正文 第10章中國古代戲曲與朝鮮漢語教材(1 / 3)

《樸通事》卷下【越調】【鬥鵪鶉】閑對著綠樹青山,消遣我煩心倦目,潛入那水國漁鄉,早跳出龍潭虎窟。披著領箬笠蓑衣,堤(提)防他斜風細雨。長則是琴一張,酒一壺,自飲自斟,自歌自舞。

【紫花兒序】也不學劉伶荷鍤,也不學屈子投江,且做個範蠡歸湖,繞一灘紅蓼,過兩岸青蒲。漁夫,將我這小小船兒棹將過去,驚起那幾行鷗鷺。

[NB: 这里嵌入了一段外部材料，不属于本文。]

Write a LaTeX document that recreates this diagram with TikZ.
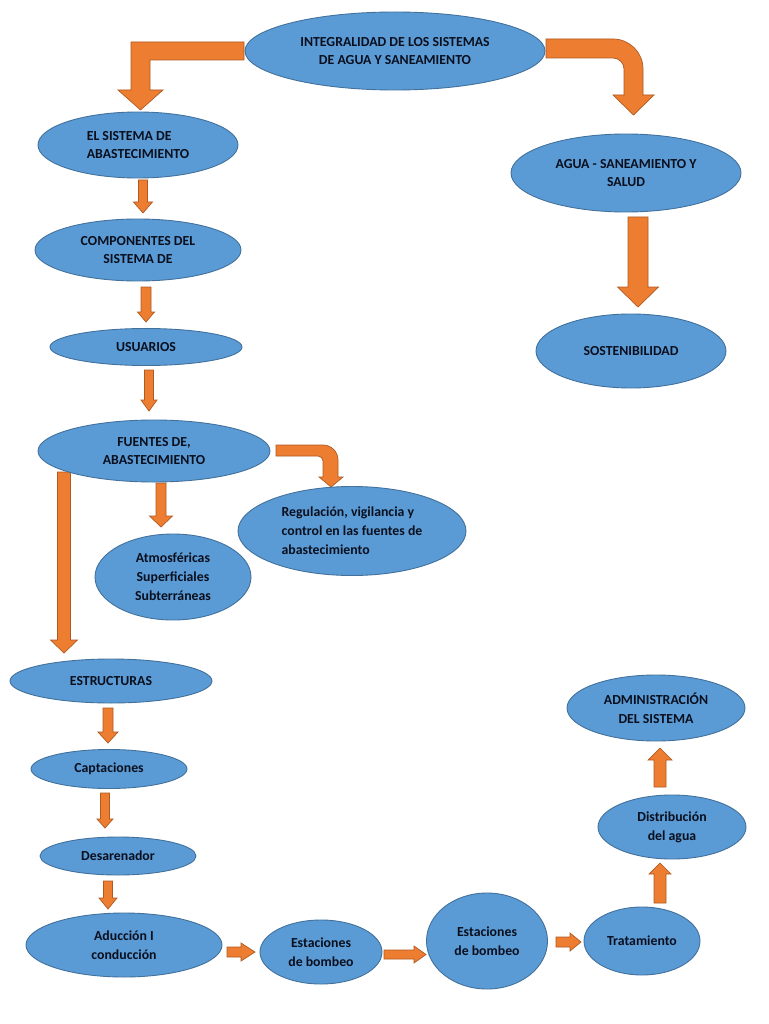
\documentclass[tikz,border=0pt]{standalone}
\usepackage{fontspec}
\setmainfont{Carlito}
\usetikzlibrary{shapes.geometric,calc}
\definecolor{ebl}{HTML}{5B9BD5}
\definecolor{ebd}{HTML}{41719C}
\definecolor{aor}{HTML}{ED7D31}
\definecolor{aod}{HTML}{AE5A21}
\definecolor{txt}{HTML}{0A0F1E}
\tikzset{
  oval/.style={ellipse, draw=ebd, fill=ebl, line width=0.9pt, inner sep=0pt,
    align=center, text=txt, font=\bfseries\fontsize{13.8}{18.8}\selectfont},
  barrow/.style={fill=aor, draw=aod, line width=0.7pt, line join=miter},
}
% start, tip, half shaft, half head, head length
\newcommand\blockarrow[5]{%
  \coordinate (ba-h) at ($(#2)!#5!(#1)$);
  \path[barrow] ($(#1)!#3!90:(#2)$) -- ($(ba-h)!#3!90:(#2)$) -- ($(ba-h)!#4!90:(#2)$)
    -- (#2) -- ($(ba-h)!#4!-90:(#2)$) -- ($(ba-h)!#3!-90:(#2)$) -- ($(#1)!#3!-90:(#2)$) -- cycle;
}
\begin{document}
\begin{tikzpicture}[x=1pt,y=-1pt]
\useasboundingbox (0,0) rectangle (768,1024);
\fill[white] (0,0) rectangle (768,1024);

% bent arrows
\path[barrow] (244,42) -- (131,42) -- (131,90) -- (118,90) -- (140.5,110) -- (163,90) -- (150,90) -- (150,60) -- (244,60) -- cycle;
\path[barrow] (546,39) -- (613,39) arc[start angle=90, end angle=0, radius=30pt] -- (643,95) -- (654,95) -- (633.5,115) -- (613,95) -- (624,95) -- (624,69) arc[start angle=0, end angle=90, radius=11pt] -- (546,58) -- cycle;
\path[barrow] (276,445) -- (323,445) arc[start angle=90, end angle=0, radius=15pt] -- (338,477) -- (343,477) -- (331,487) -- (319,477) -- (323,477) -- (323,461) arc[start angle=0, end angle=90, radius=5pt] -- (276,456) -- cycle;

% straight arrows
\blockarrow{143,180}{143,213}{4.5pt}{9.5pt}{11pt}
\blockarrow{146,287}{146,322}{5pt}{8.5pt}{10pt}
\blockarrow{149,370}{149,411}{4.5pt}{8pt}{11pt}
\blockarrow{161,483}{161,527}{5pt}{11.5pt}{11pt}
\blockarrow{64,472}{64,653}{6.5pt}{13.5pt}{13pt}
\blockarrow{108,708}{108,743}{5pt}{10pt}{11pt}
\blockarrow{105,793}{105,828}{4.5pt}{8pt}{9pt}
\blockarrow{108,881}{108,909}{4.5pt}{9pt}{11pt}
\blockarrow{638,217}{638,307}{10pt}{20.5pt}{20pt}
\blockarrow{660,903}{660,863}{6pt}{11pt}{11pt}
\blockarrow{660,787}{660,748}{6pt}{12pt}{12pt}
\blockarrow{227,952}{255,952}{5pt}{9pt}{14pt}
\blockarrow{384,954.5}{426,954.5}{4.5pt}{8.5pt}{12pt}
\blockarrow{556,942}{581,942}{5pt}{9pt}{11pt}

% ellipses
\node[oval, minimum width=300pt, minimum height=78pt] (integ) at (395,51) {INTEGRALIDAD DE LOS SISTEMAS\\DE AGUA Y SANEAMIENTO};
\node[oval, minimum width=200pt, minimum height=66pt, align=left] (sis) at (138,145) {EL SISTEMA DE\\ABASTECIMIENTO};
\node[oval, minimum width=230pt, minimum height=78pt] (agua) at (626,173) {AGUA - SANEAMIENTO Y\\SALUD};
\node[oval, minimum width=206pt, minimum height=62pt] (comp) at (138,250) {COMPONENTES DEL\\SISTEMA DE};
\node[oval, minimum width=190pt, minimum height=74pt] (sost) at (631,351) {SOSTENIBILIDAD};
\node[oval, minimum width=192pt, minimum height=37pt] (usu) at (146,347) {USUARIOS};
\node[oval, minimum width=232pt, minimum height=62pt] (fue) at (154,451) {FUENTES DE,\\ABASTECIMIENTO};
\node[oval, minimum width=228pt, minimum height=89pt, align=left] (reg) at (352,531) {Regulación, vigilancia y\\control en las fuentes de\\abastecimiento};
\node[oval, minimum width=156pt, minimum height=86pt] (atm) at (173,577) {Atmosféricas\\Superficiales\\Subterráneas};
\node[oval, minimum width=202pt, minimum height=44pt] (estr) at (111,681) {ESTRUCTURAS};
\node[oval, minimum width=156pt, minimum height=39pt] (capt) at (109,769) {Captaciones};
\node[oval, minimum width=156pt, minimum height=38pt] (des) at (118,856) {Desarenador};
\node[oval, minimum width=196pt, minimum height=64pt] (aduc) at (124,945) {Aducción I\\conducción};
\node[oval, minimum width=122pt, minimum height=64pt] (est1) at (321,952) {Estaciones\\de bombeo};
\node[oval, minimum width=121pt, minimum height=96pt] (est2) at (487,941) {Estaciones\\de bombeo};
\node[oval, minimum width=116pt, minimum height=68pt] (trat) at (642,941) {Tratamiento};
\node[oval, minimum width=148pt, minimum height=64pt] (dist) at (672,827) {Distribución\\del agua};
\node[oval, minimum width=178pt, minimum height=66pt] (admin) at (656,708) {ADMINISTRACIÓN\\DEL SISTEMA};
\end{tikzpicture}
\end{document}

似這等樂以忘憂,胡必歸歟?

王實甫《四丞相高會麗春堂》第3折將以上王實甫《四丞相高會麗春堂》雜劇第3折的兩支唱詞和《樸通事》課文相對照,我們不難發現其中的淵源關係。它們首先在語言上存在著極大的相似之處,元曲中的一些句子僅僅是經過部分字詞的替換就移入了《樸通事》的課文當中。其次是上述所引的課文將兩支元曲唱詞整合加工,提出的是“書生”“漁翁”的對比,由此彌補了因沒有上下文語境而造成的不完整感,又符合了教材“以話題為中心”的編寫目的。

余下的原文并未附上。